Sear the filet 60–90 seconds per side. Add a quick edge sear too. You’re not trying to cook through. You’re building color and flavor.

Step 4: Bake Until You’re Close

Move the filet to the oven. Set a timer on the low end of your thickness range, then start checking internal temp.

Step 5: Rest, Then Slice

Rest 5 minutes for smaller filets and 7–10 minutes for thicker ones. Resting keeps juices in the steak and lets carryover heat finish the center. Slice across the grain or serve whole.

Thermometer Placement That Stops Guessing

If you’ve ever cut into a filet to “check,” you already know the downside: juices spill out, and the center keeps cooking while you stare at it. A thermometer ends that cycle.

Insert the probe from the side, aiming for the center of the thickest part. Avoid pushing the tip through into the pan, since that can read hotter than the meat. The USDA’s guidance on using thermometers and getting accurate readings is on the Food Thermometers page.

Filet Oven Times By Thickness

Use this table as your planning tool, then confirm with internal temperature. Times are for a 425°F oven and filets cooked on a rack or in an oven-safe skillet. If you sear first, start checking a couple minutes earlier.

Filet thickness 425°F oven time range Pull temp for medium-rare
¾ inch 6–9 minutes 125–130°F
1 inch 8–12 minutes 125–130°F
1¼ inch 9–13 minutes 125–130°F
1½ inch 10–14 minutes 125–130°F
1¾ inch 12–17 minutes 125–130°F
2 inch 14–20 minutes 125–130°F
2½ inch 18–26 minutes 125–130°F

Cooking A Filet In The Oven For Medium-Rare Doneness

Medium-rare is the doneness most people chase with filet because the texture stays soft and the flavor stays clean. The easiest way to hit it is to pick a pull temperature and commit to checking early.

A Reliable Medium-Rare Routine

  1. Preheat oven to 425°F.
  2. Season filets and set them on a rack over a sheet pan.
  3. Bake until the center hits 125–130°F.
  4. Rest 5–10 minutes.

If you like a darker crust, sear first, then bake. If you like a gentler crust with less smoke in the kitchen, skip the sear and let the oven do the work.

Doneness Control Tricks That Work In Real Kitchens

These small choices can shift the result more than you’d expect.

Use A Rack When You Can

A rack keeps the bottom from steaming in its own juices. That helps browning and keeps the surface texture consistent.

Don’t Crowd The Pan

Air needs space to move. Crowding slows cooking and can soften the surface. If you’re making several steaks, use two sheet pans.

Watch Butter And Garlic Timing

Butter can burn during a hard sear. If you want butter flavor, add it in the final minute of searing, then spoon it over the steak.
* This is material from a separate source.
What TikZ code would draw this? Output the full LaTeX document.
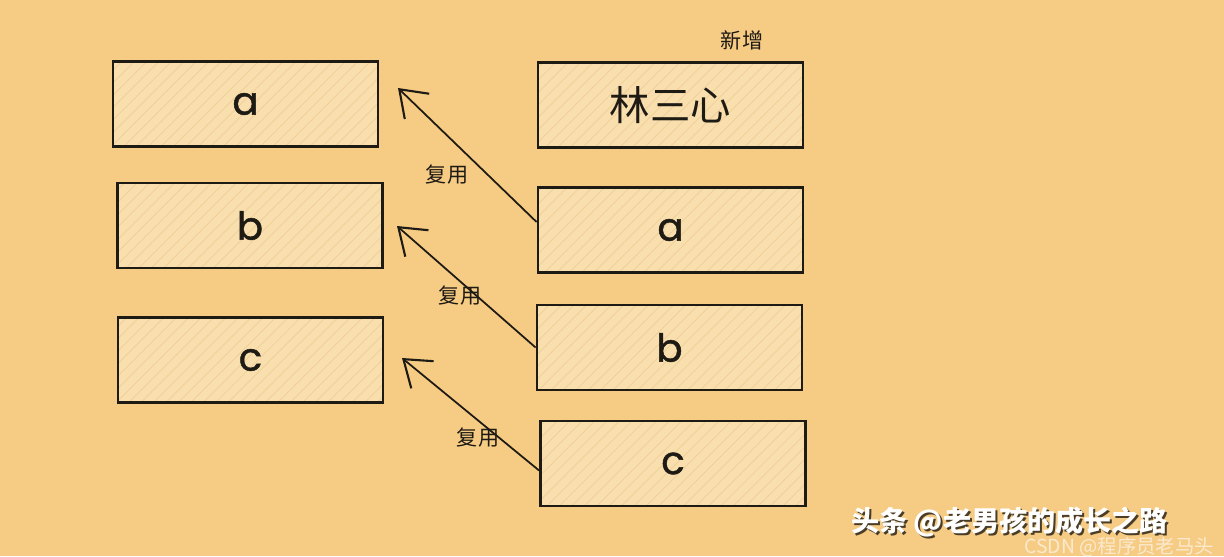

Garlic can scorch fast too, so keep it moving and pull it off heat once it’s fragrant.

Plan For Carryover Heat

A thick filet can rise 5–10°F during rest, depending on size and how hot the outer layer is. Pull earlier than your final target so the rest lands you right where you want.

Common Filet Problems And Fixes

If your filet keeps missing the mark, it’s usually one of these. Fix the process once, then your timing gets steady.

What happened Likely cause What to do next time
Center is overcooked Cooked by time only Start checking early and pull by temperature
Gray, pale exterior Wet surface or low heat Pat dry, season, sear fast or bake on a rack
Tough texture Cooked too far past medium Aim for 125–130°F pull temp, then rest
Juices spill when slicing Skipped the rest Rest 5–10 minutes before cutting
Burnt pan drippings High heat with butter early Add butter late or use oil for the sear
Undercooked center Steak was thicker than assumed Measure thickness and extend bake time
Uneven doneness Oven hot spots or crowding Rotate pan once and leave space between steaks

Serving Filet So It Eats Like A Steakhouse

Cooking is most of the job. Serving finishes it.

Slice Or Serve Whole

A filet can be served whole for that classic look. If you slice it, cut across the grain and keep slices thick so they stay warm.

Salt After Slicing If Needed

If you taste and want a little more seasoning, add a pinch of flaky salt after slicing. That gives you pops of salt without making the whole steak salty.

Simple Pan Sauce In Minutes

If you seared in a skillet, you can build a fast sauce: pour off excess fat, add a splash of broth or wine, scrape the browned bits, then swirl in a small knob of butter off heat. Spoon over the steak and serve right away.

Quick Checklist Before You Start

  • Pick your oven temp: 425°F is a strong default.
  • Measure thickness, not weight.
  • Dry the surface so it browns.
  • Use a thermometer and pull early.
  • Rest before slicing.

References & Sources

  • USDA Food Safety and Inspection Service (FSIS).“Safe Minimum Internal Temperature Chart.”Lists minimum internal temperatures and rest guidance for meats, including whole cuts like steaks.
  • USDA Food Safety and Inspection Service (FSIS).“Food Thermometers.”Explains thermometer accuracy, correct placement, and why temperature is the reliable doneness check.